Many things, but I will point out one in particular. In Galatians 2:9-10 Paul recounts what he says the Jewish Christians - the ones who walked with Jesus and served with him as well as his actual brother James - said for him to do while he was traveling and preaching. Paul says they only told him to remember the poor - which Paul says he already had covered. But this not true at all. In Acts 15:19-21 Luke says they told him to preach four things: 1) Abstain from polluted idols 2) No fornication 3) No eating strangled animals and 4) from drinking blood. This would constitute works in Paul's gospel and so he lied.

He never mentions anything about the poor.

But the Galatians don't know that - do they?

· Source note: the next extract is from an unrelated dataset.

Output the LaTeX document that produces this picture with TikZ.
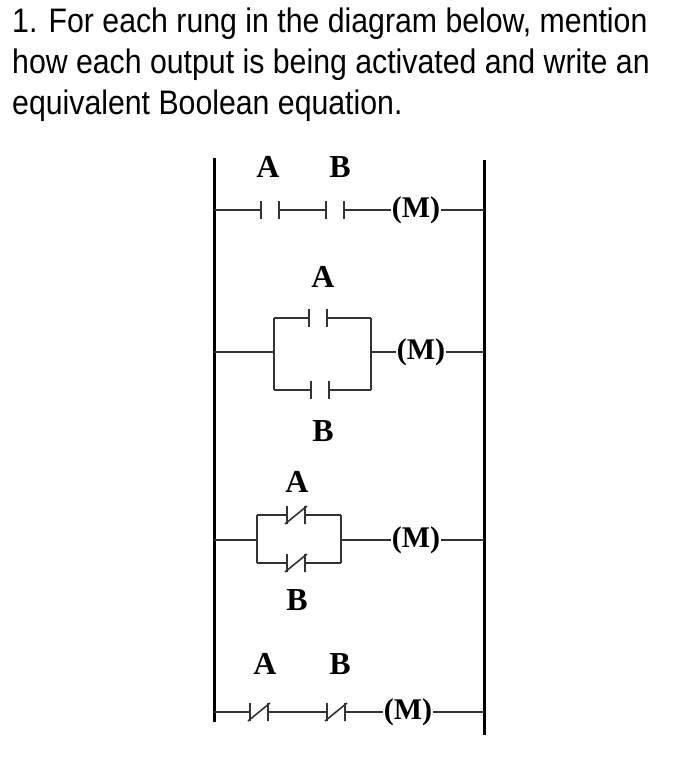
\documentclass[tikz,border=0pt]{standalone}
\usepackage{fontspec}
\setmainfont[FakeStretch=0.89]{Liberation Sans}
\newfontfamily\lserif{Liberation Serif}
\begin{document}
\begin{tikzpicture}[x=1pt,y=-1pt,
  wire/.style={line width=1.6pt,color=black!80},
  rail/.style={line width=3pt},
  lbl/.style={font=\lserif\bfseries\fontsize{32}{32}\selectfont,inner sep=0},
  coil/.style={font=\lserif\bfseries\fontsize{30}{30}\selectfont,inner sep=1pt},
  head/.style={anchor=north west,align=left,inner sep=0,font=\fontsize{34}{41}\selectfont}]
\useasboundingbox (0,0) rectangle (688,758);
\node[head] (h) at (12,8) {1. For each rung in the diagram below, mention\\how each output is being activated and write an\\equivalent Boolean equation.};
\coordinate (lt) at (214,158); \coordinate (lb) at (214,722);
\coordinate (rt) at (484,160); \coordinate (rb) at (484,735);
\draw[rail] (lt) -- (lb); \draw[rail] (rt) -- (rb);
\tikzset{
 no/.pic={\draw[wire] (-9,-9)--(-9,9) (9,-9)--(9,9);},
 nc/.pic={\draw[wire] (-9,-9)--(-9,9) (9,-9)--(9,9) (-11,9)--(11,-9);}}
% Rung 1
\node[coil] (c1) at (416,210) {(M)};
\pic at (270,210) {no}; \pic at (335,210) {no};
\draw[wire] (214,210)--(261,210) (279,210)--(326,210) (344,210)--(c1.west) (c1.east)--(484,210);
\node[lbl] (a1) at (268,167) {A}; \node[lbl] (b1) at (340,167) {B};
% Rung 2
\node[coil] (c2) at (421,352) {(M)};
\pic at (318,318) {no}; \pic at (320,390) {no};
\draw[wire] (214,352)--(274,352) (274,318)--(274,390) (274,318)--(309,318) (327,318)--(371,318)
 (274,390)--(311,390) (329,390)--(371,390) (371,318)--(371,390) (371,352)--(c2.west) (c2.east)--(484,352);
\node[lbl] (a2) at (323,277) {A}; \node[lbl] (b2) at (323,431) {B};
% Rung 3
\node[coil] (c3) at (416,540) {(M)};
\pic at (296,515) {nc}; \pic at (296,563) {nc};
\draw[wire] (214,540)--(257,540) (257,515)--(257,563) (257,515)--(287,515) (305,515)--(341,515)
 (257,563)--(287,563) (305,563)--(341,563) (341,515)--(341,563) (341,540)--(c3.west) (c3.east)--(484,540);
\node[lbl] (a3) at (297,482) {A}; \node[lbl] (b3) at (297,600) {B};
% Rung 4
\node[coil] (c4) at (408,712) {(M)};
\pic at (259,712) {nc}; \pic at (336,712) {nc};
\draw[wire] (214,712)--(250,712) (268,712)--(327,712) (345,712)--(c4.west) (c4.east)--(484,712);
\node[lbl] (a4) at (265,664) {A}; \node[lbl] (b4) at (340,664) {B};
\end{tikzpicture}
\end{document}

Are you serious? That was pathetic!

Can you come up with a better example of Paul lying than what you have presented?
 

ChrisGergen

New member
No its not pathetic. What say you?

Explain the difference?

Allsmiles - are you really under the impression James is not the half brother of Jesus? I do know Greek, and in this context (the verse in question) the Greek is an aside. I wasn't trying to assert James as Jesus Brother through this verse. If I had - you would be correct.
 

Town Heretic

Out of Order
Hall of Fame
Chris look on the bright side.... think of all the hundreds of folks that register on TOL and are greeted with nary a whisper. You have got some attention... ain't it grand? :D
I think I had something like eight people walk through my introduction thread...and squeaky accounted for four of those... :think:

Bitter? No, why?

:plain:
 

The Berean

Well-known member
I think I had something like eight people walk through my introduction thread...and squeaky accounted for four of those... :think:

Bitter? No, why?

:plain:

That's because you didn't mention homos, abortion, the Obamessiah, or home schooling in your intro thread! :chuckle:
 

WandererInFog

New member
Remember, the synoptic gospels were not written until at least the mid 60's but probably after 70 AD. Almost 30 to 40 years had passed and in that time much of what he said and did had been lost. I believe Mark to be the first gospel written and Mark was written from a document called 'Q'. John being a much different gospel was probably written in the late 70's by a couple different authors.

:squint: I'm afraid you're really not helping your claim of being "well educated" here. Textual critics generally do hold that Mark is the first Gospel but date it to post-70 AD, and it has nothing whatsoever to do with the Q-source (which is the name given to the material shared by Matthew and Luke, but not found in Mark). Textual critics generally date John to between 90-100AD, and there is much speculation and little consensus regarding it's authorship.

One may take issue with any of these (and I myself do on a couple of counts) but they represent the broad consensus of modern textual scholars and not accurately knowing them shows that you really need to re-visit your studies of the subject.